EXERCISE: Write out the material again exactly, please, and omit the pictures.

───── RECORDS SUPPLIED

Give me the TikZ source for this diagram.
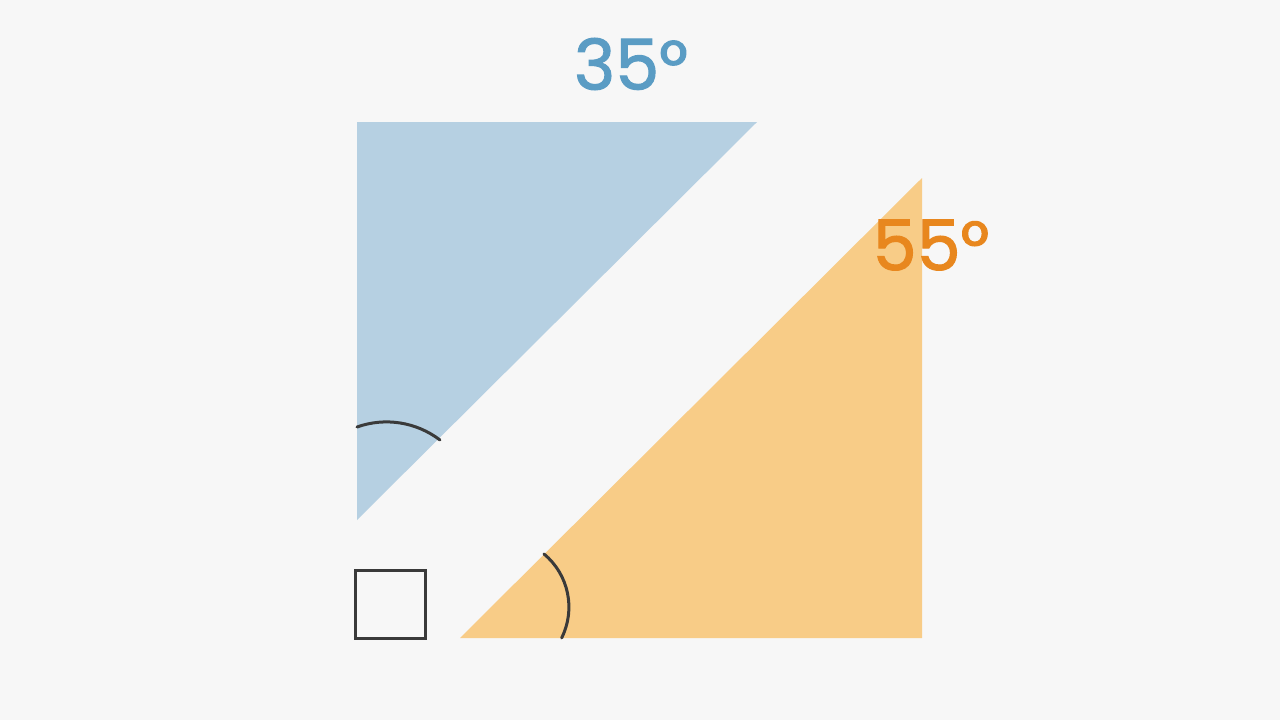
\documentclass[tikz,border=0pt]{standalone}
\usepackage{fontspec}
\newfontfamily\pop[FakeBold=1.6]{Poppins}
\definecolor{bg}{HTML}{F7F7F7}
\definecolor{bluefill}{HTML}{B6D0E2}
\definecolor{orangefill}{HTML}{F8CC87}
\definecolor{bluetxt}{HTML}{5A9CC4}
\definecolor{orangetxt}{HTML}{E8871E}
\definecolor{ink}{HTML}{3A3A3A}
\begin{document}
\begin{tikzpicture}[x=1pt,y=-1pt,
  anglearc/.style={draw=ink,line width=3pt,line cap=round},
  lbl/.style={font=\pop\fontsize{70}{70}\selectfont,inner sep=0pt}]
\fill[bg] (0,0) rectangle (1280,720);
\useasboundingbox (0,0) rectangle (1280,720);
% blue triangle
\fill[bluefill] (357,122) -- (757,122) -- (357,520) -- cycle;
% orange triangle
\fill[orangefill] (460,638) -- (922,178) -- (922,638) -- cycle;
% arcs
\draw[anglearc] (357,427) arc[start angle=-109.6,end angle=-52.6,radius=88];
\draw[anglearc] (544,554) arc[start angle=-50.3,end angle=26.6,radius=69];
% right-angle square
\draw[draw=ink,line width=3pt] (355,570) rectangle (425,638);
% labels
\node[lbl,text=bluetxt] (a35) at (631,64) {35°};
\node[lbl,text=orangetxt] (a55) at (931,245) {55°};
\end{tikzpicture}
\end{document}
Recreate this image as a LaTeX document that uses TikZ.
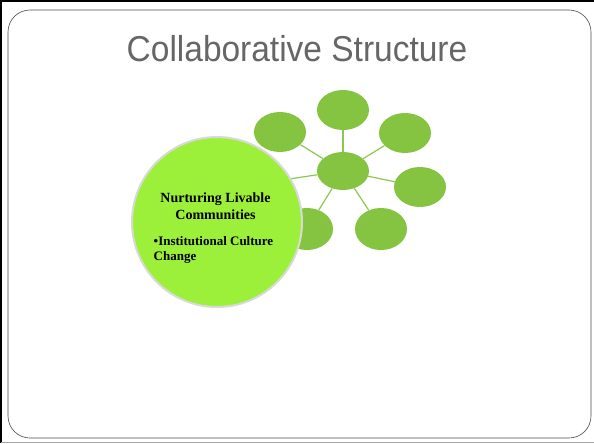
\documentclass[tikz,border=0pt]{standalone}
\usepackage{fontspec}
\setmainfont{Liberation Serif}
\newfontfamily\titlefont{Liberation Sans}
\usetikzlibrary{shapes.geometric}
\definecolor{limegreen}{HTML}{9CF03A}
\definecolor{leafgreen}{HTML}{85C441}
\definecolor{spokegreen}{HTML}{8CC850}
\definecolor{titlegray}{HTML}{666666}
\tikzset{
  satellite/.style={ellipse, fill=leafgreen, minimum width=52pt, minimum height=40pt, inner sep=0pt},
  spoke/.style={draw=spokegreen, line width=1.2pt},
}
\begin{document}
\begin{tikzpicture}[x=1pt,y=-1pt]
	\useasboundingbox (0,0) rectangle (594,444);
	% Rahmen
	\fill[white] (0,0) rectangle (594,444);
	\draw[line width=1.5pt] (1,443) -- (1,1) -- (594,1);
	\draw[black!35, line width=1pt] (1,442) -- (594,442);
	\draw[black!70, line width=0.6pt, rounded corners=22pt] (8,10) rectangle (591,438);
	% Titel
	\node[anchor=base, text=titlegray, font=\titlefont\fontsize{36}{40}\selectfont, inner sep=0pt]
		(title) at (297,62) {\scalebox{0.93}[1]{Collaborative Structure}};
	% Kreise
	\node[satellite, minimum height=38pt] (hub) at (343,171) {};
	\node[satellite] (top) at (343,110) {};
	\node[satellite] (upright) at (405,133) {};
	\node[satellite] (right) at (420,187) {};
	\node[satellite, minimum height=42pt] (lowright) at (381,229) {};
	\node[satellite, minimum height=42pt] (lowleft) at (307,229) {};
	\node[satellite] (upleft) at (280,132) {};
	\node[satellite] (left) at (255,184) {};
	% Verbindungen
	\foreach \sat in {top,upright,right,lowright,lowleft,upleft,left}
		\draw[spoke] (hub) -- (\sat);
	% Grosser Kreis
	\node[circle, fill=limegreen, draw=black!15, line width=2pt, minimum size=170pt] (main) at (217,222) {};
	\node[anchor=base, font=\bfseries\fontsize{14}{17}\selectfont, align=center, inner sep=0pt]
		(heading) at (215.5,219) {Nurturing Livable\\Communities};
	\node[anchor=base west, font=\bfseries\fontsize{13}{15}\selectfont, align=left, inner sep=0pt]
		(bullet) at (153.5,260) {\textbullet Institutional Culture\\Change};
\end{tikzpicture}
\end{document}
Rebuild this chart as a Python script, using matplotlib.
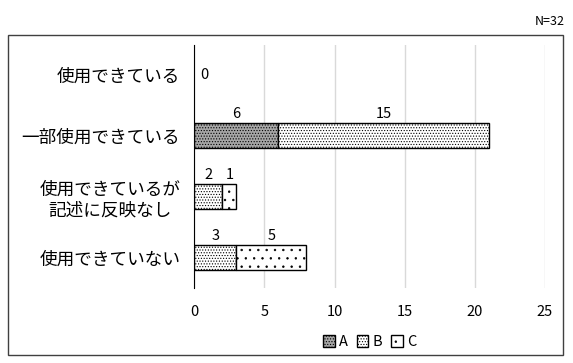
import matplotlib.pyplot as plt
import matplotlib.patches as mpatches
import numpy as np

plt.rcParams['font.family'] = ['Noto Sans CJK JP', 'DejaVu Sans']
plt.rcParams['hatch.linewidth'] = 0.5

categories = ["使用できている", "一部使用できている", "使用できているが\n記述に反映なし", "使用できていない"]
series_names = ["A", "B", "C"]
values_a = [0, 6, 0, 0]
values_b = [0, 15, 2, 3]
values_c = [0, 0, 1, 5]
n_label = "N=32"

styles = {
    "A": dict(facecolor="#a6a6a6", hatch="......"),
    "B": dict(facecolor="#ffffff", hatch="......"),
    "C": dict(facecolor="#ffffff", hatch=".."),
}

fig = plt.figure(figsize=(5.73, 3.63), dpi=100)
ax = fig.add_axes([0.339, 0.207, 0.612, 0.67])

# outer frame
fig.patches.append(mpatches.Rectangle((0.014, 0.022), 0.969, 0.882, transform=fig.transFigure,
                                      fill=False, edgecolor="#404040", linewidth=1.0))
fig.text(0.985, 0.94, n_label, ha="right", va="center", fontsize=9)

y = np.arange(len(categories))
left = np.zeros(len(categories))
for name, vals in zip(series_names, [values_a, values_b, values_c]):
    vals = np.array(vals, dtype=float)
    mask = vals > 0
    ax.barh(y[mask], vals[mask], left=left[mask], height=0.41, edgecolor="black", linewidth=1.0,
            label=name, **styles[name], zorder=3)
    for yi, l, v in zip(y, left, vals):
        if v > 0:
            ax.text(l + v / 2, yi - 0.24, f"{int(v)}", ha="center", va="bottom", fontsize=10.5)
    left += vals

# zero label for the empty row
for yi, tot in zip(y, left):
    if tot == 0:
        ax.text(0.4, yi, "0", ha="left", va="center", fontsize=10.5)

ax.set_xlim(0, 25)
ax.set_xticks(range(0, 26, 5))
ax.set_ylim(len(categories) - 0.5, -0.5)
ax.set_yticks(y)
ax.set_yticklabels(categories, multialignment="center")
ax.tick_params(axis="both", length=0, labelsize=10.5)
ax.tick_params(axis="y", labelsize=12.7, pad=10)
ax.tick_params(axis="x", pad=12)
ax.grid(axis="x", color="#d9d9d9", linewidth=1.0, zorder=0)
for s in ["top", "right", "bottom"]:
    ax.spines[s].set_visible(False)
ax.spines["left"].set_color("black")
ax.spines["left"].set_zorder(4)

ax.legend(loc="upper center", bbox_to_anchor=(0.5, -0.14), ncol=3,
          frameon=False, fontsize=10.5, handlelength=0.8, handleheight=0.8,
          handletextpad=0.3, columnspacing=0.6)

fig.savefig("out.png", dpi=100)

──────────

WRITTEN SOLUTION:
Give me the TikZ source for this diagram.
\documentclass[tikz,border=0pt]{standalone}
\usepackage{fontspec}
\newfontfamily\pop[FakeBold=1.6]{Poppins}
\definecolor{bg}{HTML}{F7F7F7}
\definecolor{bluefill}{HTML}{B6D0E2}
\definecolor{orangefill}{HTML}{F8CC87}
\definecolor{bluetxt}{HTML}{5A9CC4}
\definecolor{orangetxt}{HTML}{E8871E}
\definecolor{ink}{HTML}{3A3A3A}
\begin{document}
\begin{tikzpicture}[x=1pt,y=-1pt,
  anglearc/.style={draw=ink,line width=3pt,line cap=round},
  lbl/.style={font=\pop\fontsize{70}{70}\selectfont,inner sep=0pt}]
\fill[bg] (0,0) rectangle (1280,720);
\useasboundingbox (0,0) rectangle (1280,720);
% blue triangle
\fill[bluefill] (357,122) -- (757,122) -- (357,520) -- cycle;
% orange triangle
\fill[orangefill] (460,638) -- (922,178) -- (922,638) -- cycle;
% arcs
\draw[anglearc] (357,427) arc[start angle=-109.6,end angle=-52.6,radius=88];
\draw[anglearc] (544,554) arc[start angle=-50.3,end angle=26.6,radius=69];
% right-angle square
\draw[draw=ink,line width=3pt] (355,570) rectangle (425,638);
% labels
\node[lbl,text=bluetxt] (a35) at (631,64) {35°};
\node[lbl,text=orangetxt] (a55) at (931,245) {55°};
\end{tikzpicture}
\end{document}
Recreate this image as a LaTeX document that uses TikZ.
\documentclass[tikz,border=0pt]{standalone}
\usepackage{fontspec}
\setmainfont{Liberation Serif}
\newfontfamily\titlefont{Liberation Sans}
\usetikzlibrary{shapes.geometric}
\definecolor{limegreen}{HTML}{9CF03A}
\definecolor{leafgreen}{HTML}{85C441}
\definecolor{spokegreen}{HTML}{8CC850}
\definecolor{titlegray}{HTML}{666666}
\tikzset{
  satellite/.style={ellipse, fill=leafgreen, minimum width=52pt, minimum height=40pt, inner sep=0pt},
  spoke/.style={draw=spokegreen, line width=1.2pt},
}
\begin{document}
\begin{tikzpicture}[x=1pt,y=-1pt]
	\useasboundingbox (0,0) rectangle (594,444);
	% Rahmen
	\fill[white] (0,0) rectangle (594,444);
	\draw[line width=1.5pt] (1,443) -- (1,1) -- (594,1);
	\draw[black!35, line width=1pt] (1,442) -- (594,442);
	\draw[black!70, line width=0.6pt, rounded corners=22pt] (8,10) rectangle (591,438);
	% Titel
	\node[anchor=base, text=titlegray, font=\titlefont\fontsize{36}{40}\selectfont, inner sep=0pt]
		(title) at (297,62) {\scalebox{0.93}[1]{Collaborative Structure}};
	% Kreise
	\node[satellite, minimum height=38pt] (hub) at (343,171) {};
	\node[satellite] (top) at (343,110) {};
	\node[satellite] (upright) at (405,133) {};
	\node[satellite] (right) at (420,187) {};
	\node[satellite, minimum height=42pt] (lowright) at (381,229) {};
	\node[satellite, minimum height=42pt] (lowleft) at (307,229) {};
	\node[satellite] (upleft) at (280,132) {};
	\node[satellite] (left) at (255,184) {};
	% Verbindungen
	\foreach \sat in {top,upright,right,lowright,lowleft,upleft,left}
		\draw[spoke] (hub) -- (\sat);
	% Grosser Kreis
	\node[circle, fill=limegreen, draw=black!15, line width=2pt, minimum size=170pt] (main) at (217,222) {};
	\node[anchor=base, font=\bfseries\fontsize{14}{17}\selectfont, align=center, inner sep=0pt]
		(heading) at (215.5,219) {Nurturing Livable\\Communities};
	\node[anchor=base west, font=\bfseries\fontsize{13}{15}\selectfont, align=left, inner sep=0pt]
		(bullet) at (153.5,260) {\textbullet Institutional Culture\\Change};
\end{tikzpicture}
\end{document}
Rebuild this chart as a Python script, using matplotlib.
import matplotlib.pyplot as plt
import matplotlib.patches as mpatches
import numpy as np

plt.rcParams['font.family'] = ['Noto Sans CJK JP', 'DejaVu Sans']
plt.rcParams['hatch.linewidth'] = 0.5

categories = ["使用できている", "一部使用できている", "使用できているが\n記述に反映なし", "使用できていない"]
series_names = ["A", "B", "C"]
values_a = [0, 6, 0, 0]
values_b = [0, 15, 2, 3]
values_c = [0, 0, 1, 5]
n_label = "N=32"

styles = {
    "A": dict(facecolor="#a6a6a6", hatch="......"),
    "B": dict(facecolor="#ffffff", hatch="......"),
    "C": dict(facecolor="#ffffff", hatch=".."),
}

fig = plt.figure(figsize=(5.73, 3.63), dpi=100)
ax = fig.add_axes([0.339, 0.207, 0.612, 0.67])

# outer frame
fig.patches.append(mpatches.Rectangle((0.014, 0.022), 0.969, 0.882, transform=fig.transFigure,
                                      fill=False, edgecolor="#404040", linewidth=1.0))
fig.text(0.985, 0.94, n_label, ha="right", va="center", fontsize=9)

y = np.arange(len(categories))
left = np.zeros(len(categories))
for name, vals in zip(series_names, [values_a, values_b, values_c]):
    vals = np.array(vals, dtype=float)
    mask = vals > 0
    ax.barh(y[mask], vals[mask], left=left[mask], height=0.41, edgecolor="black", linewidth=1.0,
            label=name, **styles[name], zorder=3)
    for yi, l, v in zip(y, left, vals):
        if v > 0:
            ax.text(l + v / 2, yi - 0.24, f"{int(v)}", ha="center", va="bottom", fontsize=10.5)
    left += vals

# zero label for the empty row
for yi, tot in zip(y, left):
    if tot == 0:
        ax.text(0.4, yi, "0", ha="left", va="center", fontsize=10.5)

ax.set_xlim(0, 25)
ax.set_xticks(range(0, 26, 5))
ax.set_ylim(len(categories) - 0.5, -0.5)
ax.set_yticks(y)
ax.set_yticklabels(categories, multialignment="center")
ax.tick_params(axis="both", length=0, labelsize=10.5)
ax.tick_params(axis="y", labelsize=12.7, pad=10)
ax.tick_params(axis="x", pad=12)
ax.grid(axis="x", color="#d9d9d9", linewidth=1.0, zorder=0)
for s in ["top", "right", "bottom"]:
    ax.spines[s].set_visible(False)
ax.spines["left"].set_color("black")
ax.spines["left"].set_zorder(4)

ax.legend(loc="upper center", bbox_to_anchor=(0.5, -0.14), ncol=3,
          frameon=False, fontsize=10.5, handlelength=0.8, handleheight=0.8,
          handletextpad=0.3, columnspacing=0.6)

fig.savefig("out.png", dpi=100)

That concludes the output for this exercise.